--- AVAILABLE DATA ---
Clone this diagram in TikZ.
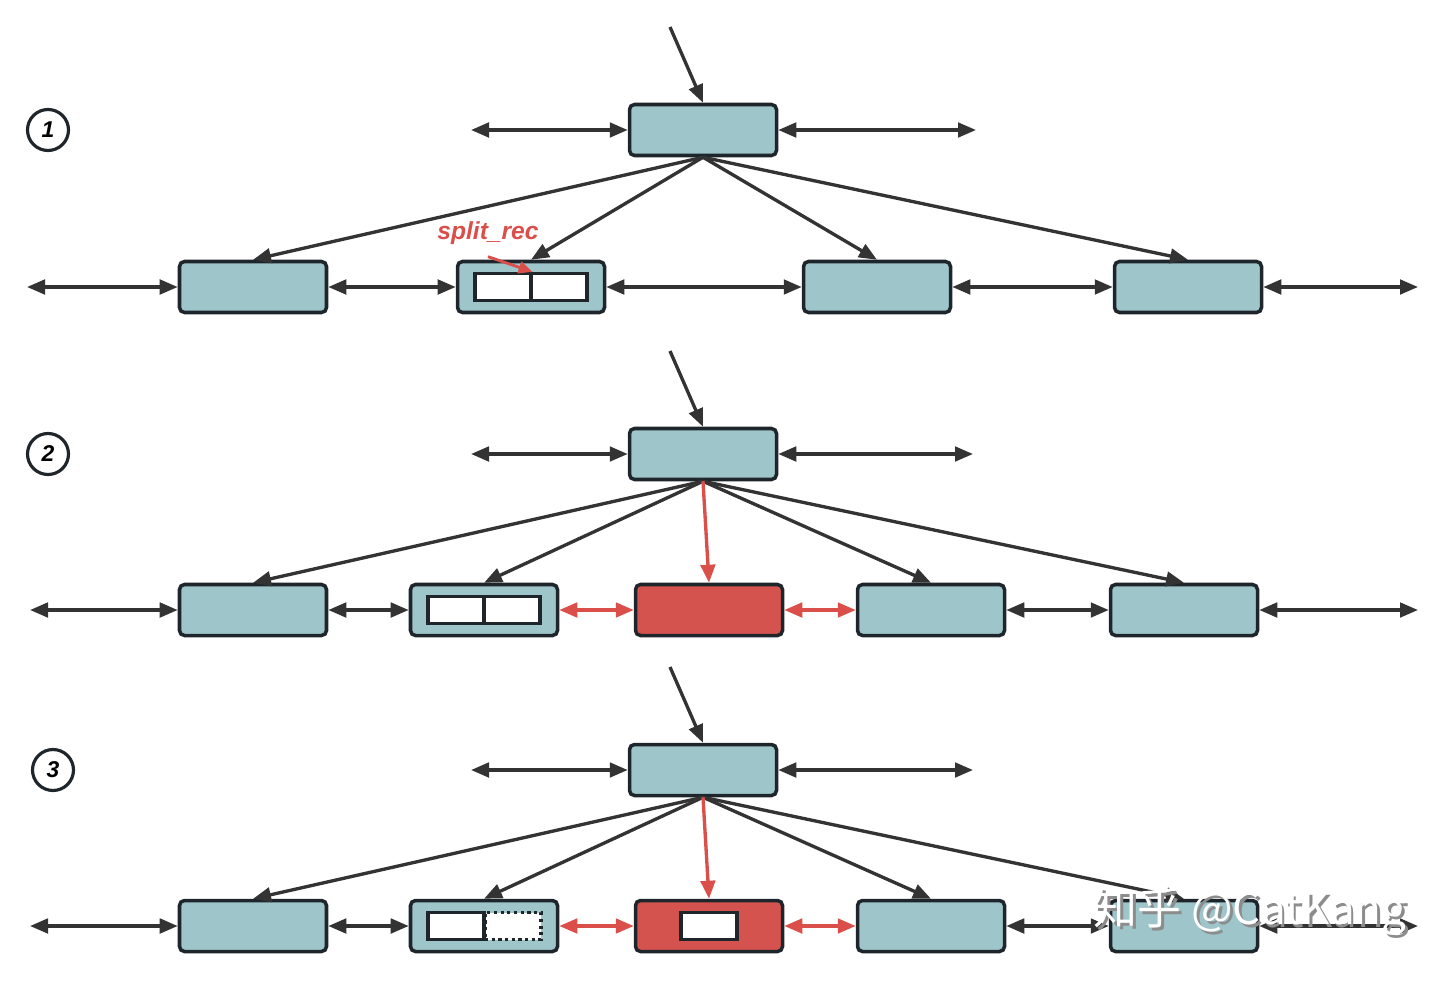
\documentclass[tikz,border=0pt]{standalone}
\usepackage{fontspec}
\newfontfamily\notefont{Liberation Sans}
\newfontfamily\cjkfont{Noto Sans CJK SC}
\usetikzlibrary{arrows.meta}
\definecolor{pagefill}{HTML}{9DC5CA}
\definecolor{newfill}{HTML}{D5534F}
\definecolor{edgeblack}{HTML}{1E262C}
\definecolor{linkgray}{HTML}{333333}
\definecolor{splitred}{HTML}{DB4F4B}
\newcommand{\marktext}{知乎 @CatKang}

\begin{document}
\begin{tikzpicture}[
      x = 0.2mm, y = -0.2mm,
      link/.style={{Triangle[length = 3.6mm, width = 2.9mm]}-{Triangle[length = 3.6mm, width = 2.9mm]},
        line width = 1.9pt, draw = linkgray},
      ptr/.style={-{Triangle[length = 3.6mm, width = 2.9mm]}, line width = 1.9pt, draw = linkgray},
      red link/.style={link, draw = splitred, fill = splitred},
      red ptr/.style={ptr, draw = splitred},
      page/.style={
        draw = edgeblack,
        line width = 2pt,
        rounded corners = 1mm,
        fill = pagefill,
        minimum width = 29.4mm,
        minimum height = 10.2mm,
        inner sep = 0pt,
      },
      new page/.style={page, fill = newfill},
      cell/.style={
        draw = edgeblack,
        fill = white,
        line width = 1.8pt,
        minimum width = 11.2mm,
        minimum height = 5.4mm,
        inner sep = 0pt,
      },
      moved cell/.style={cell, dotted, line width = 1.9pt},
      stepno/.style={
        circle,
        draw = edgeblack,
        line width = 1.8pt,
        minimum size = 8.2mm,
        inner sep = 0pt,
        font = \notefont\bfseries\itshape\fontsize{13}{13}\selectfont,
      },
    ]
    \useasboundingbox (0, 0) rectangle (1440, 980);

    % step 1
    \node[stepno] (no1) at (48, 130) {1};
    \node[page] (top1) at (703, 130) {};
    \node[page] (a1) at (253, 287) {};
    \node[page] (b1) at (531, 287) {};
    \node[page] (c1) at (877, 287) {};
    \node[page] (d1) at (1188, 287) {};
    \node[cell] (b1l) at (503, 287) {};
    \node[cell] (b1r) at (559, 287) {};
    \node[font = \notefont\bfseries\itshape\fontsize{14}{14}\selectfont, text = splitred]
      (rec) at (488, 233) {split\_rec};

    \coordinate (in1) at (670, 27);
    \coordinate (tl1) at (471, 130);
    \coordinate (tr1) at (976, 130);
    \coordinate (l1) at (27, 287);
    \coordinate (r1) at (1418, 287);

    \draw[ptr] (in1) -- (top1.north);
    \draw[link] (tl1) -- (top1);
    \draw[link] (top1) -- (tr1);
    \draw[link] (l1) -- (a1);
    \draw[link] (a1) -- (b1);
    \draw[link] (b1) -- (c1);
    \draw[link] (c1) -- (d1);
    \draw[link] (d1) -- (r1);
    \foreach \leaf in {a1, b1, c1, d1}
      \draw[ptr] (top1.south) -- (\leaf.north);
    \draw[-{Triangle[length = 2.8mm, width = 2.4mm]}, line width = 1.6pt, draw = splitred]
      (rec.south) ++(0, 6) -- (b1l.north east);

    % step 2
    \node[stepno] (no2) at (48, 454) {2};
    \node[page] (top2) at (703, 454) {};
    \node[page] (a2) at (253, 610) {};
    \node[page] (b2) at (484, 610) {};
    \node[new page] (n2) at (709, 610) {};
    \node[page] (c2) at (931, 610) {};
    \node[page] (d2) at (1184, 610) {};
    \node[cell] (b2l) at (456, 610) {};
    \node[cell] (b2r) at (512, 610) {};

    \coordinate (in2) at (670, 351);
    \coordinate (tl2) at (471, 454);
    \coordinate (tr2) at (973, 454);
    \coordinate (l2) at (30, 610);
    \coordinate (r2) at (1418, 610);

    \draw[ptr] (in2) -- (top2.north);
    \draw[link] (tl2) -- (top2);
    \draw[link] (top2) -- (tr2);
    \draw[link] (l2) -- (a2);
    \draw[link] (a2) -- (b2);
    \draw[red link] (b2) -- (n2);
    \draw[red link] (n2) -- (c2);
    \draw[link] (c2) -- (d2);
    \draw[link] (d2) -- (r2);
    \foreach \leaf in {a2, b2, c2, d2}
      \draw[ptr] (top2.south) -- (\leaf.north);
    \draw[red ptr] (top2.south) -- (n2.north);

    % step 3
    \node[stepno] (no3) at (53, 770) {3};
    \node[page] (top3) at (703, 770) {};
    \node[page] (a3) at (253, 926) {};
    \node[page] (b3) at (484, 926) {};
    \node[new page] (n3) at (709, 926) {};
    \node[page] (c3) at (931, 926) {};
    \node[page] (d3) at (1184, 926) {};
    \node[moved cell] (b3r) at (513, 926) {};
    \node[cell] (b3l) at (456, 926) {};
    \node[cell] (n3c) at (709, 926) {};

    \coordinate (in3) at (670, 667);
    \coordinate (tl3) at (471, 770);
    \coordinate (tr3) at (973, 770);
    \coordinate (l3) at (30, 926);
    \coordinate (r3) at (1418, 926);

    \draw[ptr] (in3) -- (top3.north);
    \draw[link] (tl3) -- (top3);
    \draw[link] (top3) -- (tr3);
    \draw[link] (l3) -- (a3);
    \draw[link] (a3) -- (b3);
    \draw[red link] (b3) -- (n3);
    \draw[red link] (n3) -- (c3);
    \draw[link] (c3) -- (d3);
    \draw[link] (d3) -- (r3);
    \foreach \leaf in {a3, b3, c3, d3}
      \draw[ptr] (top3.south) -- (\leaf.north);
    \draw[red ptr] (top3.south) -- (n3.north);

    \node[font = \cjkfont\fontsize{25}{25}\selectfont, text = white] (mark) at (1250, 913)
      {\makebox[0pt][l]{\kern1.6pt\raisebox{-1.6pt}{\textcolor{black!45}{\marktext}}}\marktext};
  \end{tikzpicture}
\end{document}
---
--- AVAILABLE DATA ---
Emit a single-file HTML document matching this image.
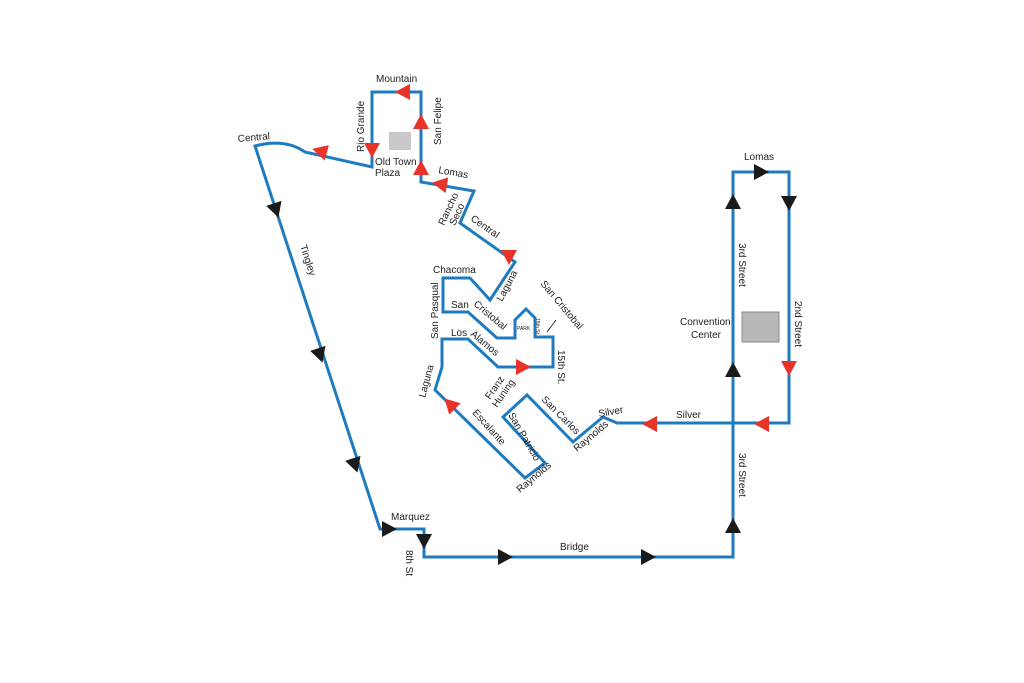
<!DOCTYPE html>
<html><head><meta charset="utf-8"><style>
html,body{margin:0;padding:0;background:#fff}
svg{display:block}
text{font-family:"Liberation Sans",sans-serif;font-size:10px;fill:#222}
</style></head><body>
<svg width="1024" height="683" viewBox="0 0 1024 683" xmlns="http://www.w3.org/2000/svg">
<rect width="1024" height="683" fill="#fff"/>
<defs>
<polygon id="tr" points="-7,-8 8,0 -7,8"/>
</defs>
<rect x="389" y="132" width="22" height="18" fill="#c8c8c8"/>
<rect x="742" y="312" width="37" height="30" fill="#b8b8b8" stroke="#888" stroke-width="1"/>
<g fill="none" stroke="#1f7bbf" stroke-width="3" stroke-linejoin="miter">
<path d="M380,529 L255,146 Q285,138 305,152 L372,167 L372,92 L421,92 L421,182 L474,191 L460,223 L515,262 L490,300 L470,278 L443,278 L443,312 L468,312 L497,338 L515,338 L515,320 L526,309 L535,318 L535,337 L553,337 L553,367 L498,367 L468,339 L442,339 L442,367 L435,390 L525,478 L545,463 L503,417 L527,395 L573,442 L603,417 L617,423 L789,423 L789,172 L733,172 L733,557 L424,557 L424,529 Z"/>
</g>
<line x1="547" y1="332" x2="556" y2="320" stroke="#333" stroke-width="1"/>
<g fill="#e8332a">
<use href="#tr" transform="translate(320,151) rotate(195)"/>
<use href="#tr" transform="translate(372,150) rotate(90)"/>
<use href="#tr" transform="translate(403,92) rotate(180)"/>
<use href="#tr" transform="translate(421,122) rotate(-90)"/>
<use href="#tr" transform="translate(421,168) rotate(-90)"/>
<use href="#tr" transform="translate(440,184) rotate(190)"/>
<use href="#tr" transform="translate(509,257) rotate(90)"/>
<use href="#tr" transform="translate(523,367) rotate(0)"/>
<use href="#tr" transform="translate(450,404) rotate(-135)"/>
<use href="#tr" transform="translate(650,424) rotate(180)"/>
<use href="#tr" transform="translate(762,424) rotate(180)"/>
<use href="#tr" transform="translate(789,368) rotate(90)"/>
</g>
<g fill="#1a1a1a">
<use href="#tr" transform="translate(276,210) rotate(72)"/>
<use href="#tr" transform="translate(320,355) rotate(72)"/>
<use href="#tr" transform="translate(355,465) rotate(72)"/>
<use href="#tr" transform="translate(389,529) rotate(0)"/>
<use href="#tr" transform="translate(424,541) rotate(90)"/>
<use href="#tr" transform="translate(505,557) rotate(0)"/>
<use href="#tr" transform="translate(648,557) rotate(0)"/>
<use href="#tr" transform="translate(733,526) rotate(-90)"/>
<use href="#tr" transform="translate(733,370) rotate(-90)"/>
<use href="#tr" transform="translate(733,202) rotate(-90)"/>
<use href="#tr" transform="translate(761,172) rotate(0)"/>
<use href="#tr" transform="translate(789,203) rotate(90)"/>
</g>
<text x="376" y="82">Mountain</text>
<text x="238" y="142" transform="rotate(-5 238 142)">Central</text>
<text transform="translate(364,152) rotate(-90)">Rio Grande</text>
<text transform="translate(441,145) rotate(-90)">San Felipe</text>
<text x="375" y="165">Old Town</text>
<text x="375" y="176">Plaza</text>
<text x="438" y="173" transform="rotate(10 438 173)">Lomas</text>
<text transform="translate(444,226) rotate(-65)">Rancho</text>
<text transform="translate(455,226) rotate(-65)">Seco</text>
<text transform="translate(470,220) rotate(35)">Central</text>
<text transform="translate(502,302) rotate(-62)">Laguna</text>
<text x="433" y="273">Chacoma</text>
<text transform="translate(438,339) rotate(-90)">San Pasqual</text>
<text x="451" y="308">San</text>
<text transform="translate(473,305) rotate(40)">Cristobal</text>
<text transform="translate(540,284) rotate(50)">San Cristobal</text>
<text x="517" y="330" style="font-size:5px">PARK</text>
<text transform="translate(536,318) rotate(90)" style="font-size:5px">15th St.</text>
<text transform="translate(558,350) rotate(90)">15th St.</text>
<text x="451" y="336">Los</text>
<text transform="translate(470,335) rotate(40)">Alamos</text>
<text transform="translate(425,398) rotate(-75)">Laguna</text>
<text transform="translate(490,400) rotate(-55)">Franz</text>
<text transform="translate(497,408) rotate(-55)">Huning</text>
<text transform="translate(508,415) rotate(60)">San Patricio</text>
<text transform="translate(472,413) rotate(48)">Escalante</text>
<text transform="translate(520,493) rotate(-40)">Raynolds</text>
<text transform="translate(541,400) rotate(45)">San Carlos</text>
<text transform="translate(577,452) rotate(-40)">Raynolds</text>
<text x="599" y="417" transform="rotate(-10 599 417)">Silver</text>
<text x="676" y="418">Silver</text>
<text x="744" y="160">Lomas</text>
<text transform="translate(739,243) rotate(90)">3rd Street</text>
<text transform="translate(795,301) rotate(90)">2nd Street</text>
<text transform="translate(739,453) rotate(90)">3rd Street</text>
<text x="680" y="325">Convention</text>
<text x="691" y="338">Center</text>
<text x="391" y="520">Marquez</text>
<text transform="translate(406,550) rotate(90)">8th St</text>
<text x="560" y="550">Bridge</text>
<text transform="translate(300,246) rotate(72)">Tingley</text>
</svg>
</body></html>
---
◆ DESCRIPTION OF THE TASK ◆
Lines from the one with "Clone this diagram in TikZ." through the one with "rectangle (1440, 980);" are the only ones to quote. Quote them exactly and leave out pictures.

◆ FULL SOLUTION ◆
Clone this diagram in TikZ.
\documentclass[tikz,border=0pt]{standalone}
\usepackage{fontspec}
\newfontfamily\notefont{Liberation Sans}
\newfontfamily\cjkfont{Noto Sans CJK SC}
\usetikzlibrary{arrows.meta}
\definecolor{pagefill}{HTML}{9DC5CA}
\definecolor{newfill}{HTML}{D5534F}
\definecolor{edgeblack}{HTML}{1E262C}
\definecolor{linkgray}{HTML}{333333}
\definecolor{splitred}{HTML}{DB4F4B}
\newcommand{\marktext}{知乎 @CatKang}

\begin{document}
\begin{tikzpicture}[
      x = 0.2mm, y = -0.2mm,
      link/.style={{Triangle[length = 3.6mm, width = 2.9mm]}-{Triangle[length = 3.6mm, width = 2.9mm]},
        line width = 1.9pt, draw = linkgray},
      ptr/.style={-{Triangle[length = 3.6mm, width = 2.9mm]}, line width = 1.9pt, draw = linkgray},
      red link/.style={link, draw = splitred, fill = splitred},
      red ptr/.style={ptr, draw = splitred},
      page/.style={
        draw = edgeblack,
        line width = 2pt,
        rounded corners = 1mm,
        fill = pagefill,
        minimum width = 29.4mm,
        minimum height = 10.2mm,
        inner sep = 0pt,
      },
      new page/.style={page, fill = newfill},
      cell/.style={
        draw = edgeblack,
        fill = white,
        line width = 1.8pt,
        minimum width = 11.2mm,
        minimum height = 5.4mm,
        inner sep = 0pt,
      },
      moved cell/.style={cell, dotted, line width = 1.9pt},
      stepno/.style={
        circle,
        draw = edgeblack,
        line width = 1.8pt,
        minimum size = 8.2mm,
        inner sep = 0pt,
        font = \notefont\bfseries\itshape\fontsize{13}{13}\selectfont,
      },
    ]
    \useasboundingbox (0, 0) rectangle (1440, 980);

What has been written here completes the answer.